[Rows from a dataset of charts and code]
==================================================

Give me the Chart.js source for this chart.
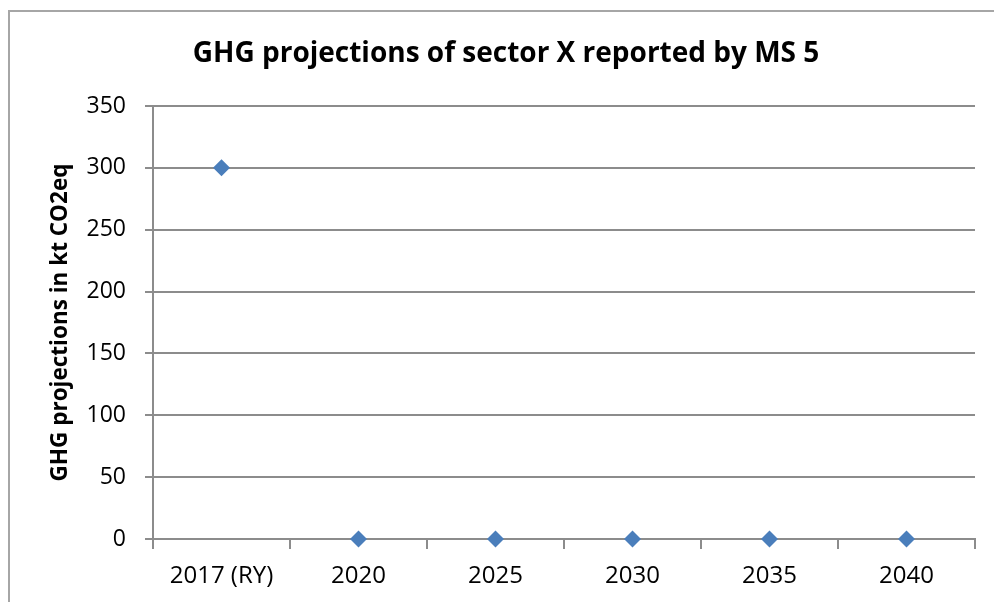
<!DOCTYPE html>
<html>
<head>
<meta charset="utf-8">
<script src="https://cdn.jsdelivr.net/npm/chart.js@4.4.1/dist/chart.umd.min.js"></script>
<style>
  html, body { margin: 0; padding: 0; background: #fff; overflow: hidden; }
  #frame { position: absolute; left: 8px; top: 10px; width: 1000px; height: 620px; border: 2px solid #a6a6a6; box-sizing: border-box; }
  #wrap { position: absolute; left: 0; top: 0; width: 994px; height: 602px; }
</style>
</head>
<body>
<div id="frame"></div>
<div id="wrap"><canvas id="c" width="994" height="602"></canvas></div>
<script>
const categories = ["2017 (RY)", "2020", "2025", "2030", "2035", "2040"];
const projections = [300, 0, 0, 0, 0, 0];
const yTicks = [0, 50, 100, 150, 200, 250, 300, 350];
const chartTitle = "GHG projections of sector X reported by MS 5";
const yAxisTitle = "GHG projections in kt CO2eq";

const FONT = "'Open Sans', 'DejaVu Sans', sans-serif";
const GRID = "#8c8c8c";

new Chart(document.getElementById("c"), {
  type: "line",
  data: {
    labels: categories,
    datasets: [{
      label: "MS 5",
      data: projections,
      showLine: false,
      clip: false,
      pointStyle: "rectRot",
      pointRadius: 8.5,
      pointHoverRadius: 8.5,
      pointBackgroundColor: "#4a7ebb",
      pointBorderColor: "#4a7ebb",
      pointBorderWidth: 0
    }]
  },
  options: {
    responsive: false,
    animation: false,
    devicePixelRatio: 1,
    layout: { padding: { left: 37, right: 19, top: 0, bottom: 13 } },
    plugins: {
      legend: { display: false },
      tooltip: { enabled: false },
      title: {
        display: true,
        text: chartTitle,
        color: "#000",
        font: { family: FONT, size: 28, weight: "bold", lineHeight: 1.2 },
        padding: { top: 37, bottom: 35.4 }
      }
    },
    scales: {
      x: {
        type: "category",
        offset: true,
        grid: {
          offset: true,
          drawOnChartArea: false,
          drawTicks: true,
          tickLength: 10,
          color: GRID,
          lineWidth: 2
        },
        border: { display: true, color: GRID, width: 2 },
        ticks: { color: "#000", font: { family: FONT, size: 24 }, padding: 13, maxRotation: 0 },
        afterFit: s => { s.height = 50; }
      },
      y: {
        min: 0,
        max: 350,
        afterBuildTicks: s => { s.ticks = yTicks.map(v => ({ value: v })); },
        grid: { color: GRID, lineWidth: 2, tickLength: 8 },
        border: { display: true, color: GRID, width: 2 },
        ticks: { color: "#000", font: { family: FONT, size: 23 }, padding: 19 },
        title: {
          display: true,
          text: yAxisTitle,
          color: "#000",
          font: { family: FONT, size: 22.5, weight: "bold" },
          padding: { top: 10, bottom: 0 }
        },
        afterFit: s => { s.width = 116; }
      }
    }
  }
});
</script>
</body>
</html>
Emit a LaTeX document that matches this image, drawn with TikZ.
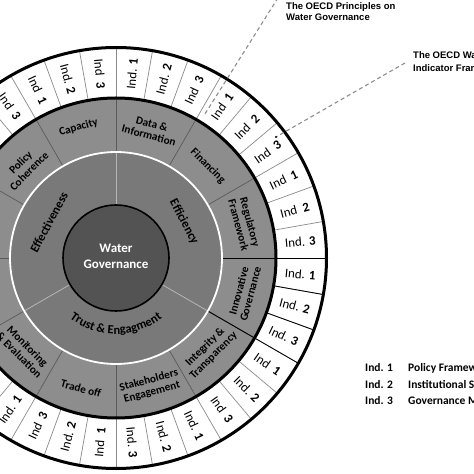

==================================================

**EXERCISE OBJECTIVE:** Leave out every picture and copy the rest of the records exactly.

**THE RESULT:**
Give me the Chart.js source for this chart.
<!DOCTYPE html>
<html>
<head>
<meta charset="utf-8">
<script src="https://cdn.jsdelivr.net/npm/chart.js@4.4.1/dist/chart.umd.min.js"></script>
<style>
  html, body { margin: 0; padding: 0; background: #fff; overflow: hidden; }
  #frame { position: absolute; left: 8px; top: 10px; width: 1000px; height: 620px; border: 2px solid #a6a6a6; box-sizing: border-box; }
  #wrap { position: absolute; left: 0; top: 0; width: 994px; height: 602px; }
</style>
</head>
<body>
<div id="frame"></div>
<div id="wrap"><canvas id="c" width="994" height="602"></canvas></div>
<script>
const categories = ["2017 (RY)", "2020", "2025", "2030", "2035", "2040"];
const projections = [300, 0, 0, 0, 0, 0];
const yTicks = [0, 50, 100, 150, 200, 250, 300, 350];
const chartTitle = "GHG projections of sector X reported by MS 5";
const yAxisTitle = "GHG projections in kt CO2eq";

const FONT = "'Open Sans', 'DejaVu Sans', sans-serif";
const GRID = "#8c8c8c";

new Chart(document.getElementById("c"), {
  type: "line",
  data: {
    labels: categories,
    datasets: [{
      label: "MS 5",
      data: projections,
      showLine: false,
      clip: false,
      pointStyle: "rectRot",
      pointRadius: 8.5,
      pointHoverRadius: 8.5,
      pointBackgroundColor: "#4a7ebb",
      pointBorderColor: "#4a7ebb",
      pointBorderWidth: 0
    }]
  },
  options: {
    responsive: false,
    animation: false,
    devicePixelRatio: 1,
    layout: { padding: { left: 37, right: 19, top: 0, bottom: 13 } },
    plugins: {
      legend: { display: false },
      tooltip: { enabled: false },
      title: {
        display: true,
        text: chartTitle,
        color: "#000",
        font: { family: FONT, size: 28, weight: "bold", lineHeight: 1.2 },
        padding: { top: 37, bottom: 35.4 }
      }
    },
    scales: {
      x: {
        type: "category",
        offset: true,
        grid: {
          offset: true,
          drawOnChartArea: false,
          drawTicks: true,
          tickLength: 10,
          color: GRID,
          lineWidth: 2
        },
        border: { display: true, color: GRID, width: 2 },
        ticks: { color: "#000", font: { family: FONT, size: 24 }, padding: 13, maxRotation: 0 },
        afterFit: s => { s.height = 50; }
      },
      y: {
        min: 0,
        max: 350,
        afterBuildTicks: s => { s.ticks = yTicks.map(v => ({ value: v })); },
        grid: { color: GRID, lineWidth: 2, tickLength: 8 },
        border: { display: true, color: GRID, width: 2 },
        ticks: { color: "#000", font: { family: FONT, size: 23 }, padding: 19 },
        title: {
          display: true,
          text: yAxisTitle,
          color: "#000",
          font: { family: FONT, size: 22.5, weight: "bold" },
          padding: { top: 10, bottom: 0 }
        },
        afterFit: s => { s.width = 116; }
      }
    }
  }
});
</script>
</body>
</html>
Emit a LaTeX document that matches this image, drawn with TikZ.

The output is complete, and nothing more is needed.